Early Life and Education

Guizot was born in Nîmes to a bourgeois Protestant family, and his childhood was deeply marked by the political violence of the Revolution. After his father’s execution during the Reign of Terror, his mother took charge of his upbringing and guided his early formation with a strongly principled religious and moral outlook. Driven by revolutionary upheaval, they moved to Geneva, where he received his education.

His early environment blended family conviction with the influence of Enlightenment ideas circulating in Geneva. He developed intellectual and practical habits shaped by this combination of moral discipline and a belief in constructive work. Upon moving to Paris, he entered the literary world and established himself through teaching, writing, and sustained engagement with public discourse.

Career

Guizot began his professional life within the literary and academic culture of Restoration France, building a reputation through scholarship and publication. He translated and wrote on historical subjects during the Empire period, and his work helped establish him as a serious historical mind. Under the patronage networks of Paris, he also gained entry into influential intellectual circles and teaching roles.

His appointment to the Sorbonne as chair of modern history in 1812 marked a turning point from literary activity toward institutional scholarship.

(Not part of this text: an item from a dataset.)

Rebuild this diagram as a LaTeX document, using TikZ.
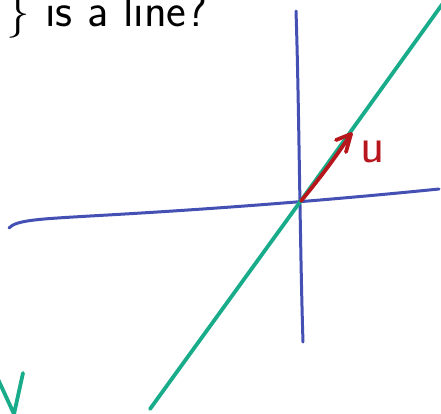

He lectured with a seriousness that signaled a revival of historical research in nineteenth-century France, even as he carefully managed the political expectations placed on professors. This period consolidated his standing in Paris society and strengthened his ties to leading liberal thinkers.

After the fall of Napoleon and during the restored monarchy, Guizot’s public role expanded through administrative and governmental responsibilities, though it remained closely linked to his political convictions. He entered government service under Louis XVIII as secretary-general in the ministry of the interior, then withdrew when circumstances changed during the Hundred Days. The pattern repeated: whenever politics moved outside his preferred constitutional boundaries, he returned to historical and intellectual labor.

In the years that followed, Guizot became increasingly associated with the Doctrinaires, shaping a recognizable political platform that emphasized liberty within limits and opposition to both absolutist reaction and revolutionary excess. Alongside politics, he produced major historical and theoretical works, including studies on representative government and large-scale historical collections. His writing functioned not only as scholarship but also as an argument for a stable constitutional settlement.

He moved toward parliamentary life in the late 1820s and 1830, joining political opposition to Charles X while remaining committed to constitutional moderation. He used speeches and party organization to press for greater political freedom within the framework of parliamentary governance. As the July crisis approached, he helped craft liberal responses and worked to channel conflict away from uncontrolled revolutionary momentum.

After the July Revolution, Guizot took on ministerial responsibility, first briefly in interior administration before becoming a central figure in education under Louis Philippe. As Minister of Public Instruction, he implemented the law establishing primary education in France and helped expand state-supported schooling so that primary schooling reached local communities. He also contributed to institutional revival in scholarly life, helping reestablish and strengthen learned bodies that supported serious public discussion of political and social questions.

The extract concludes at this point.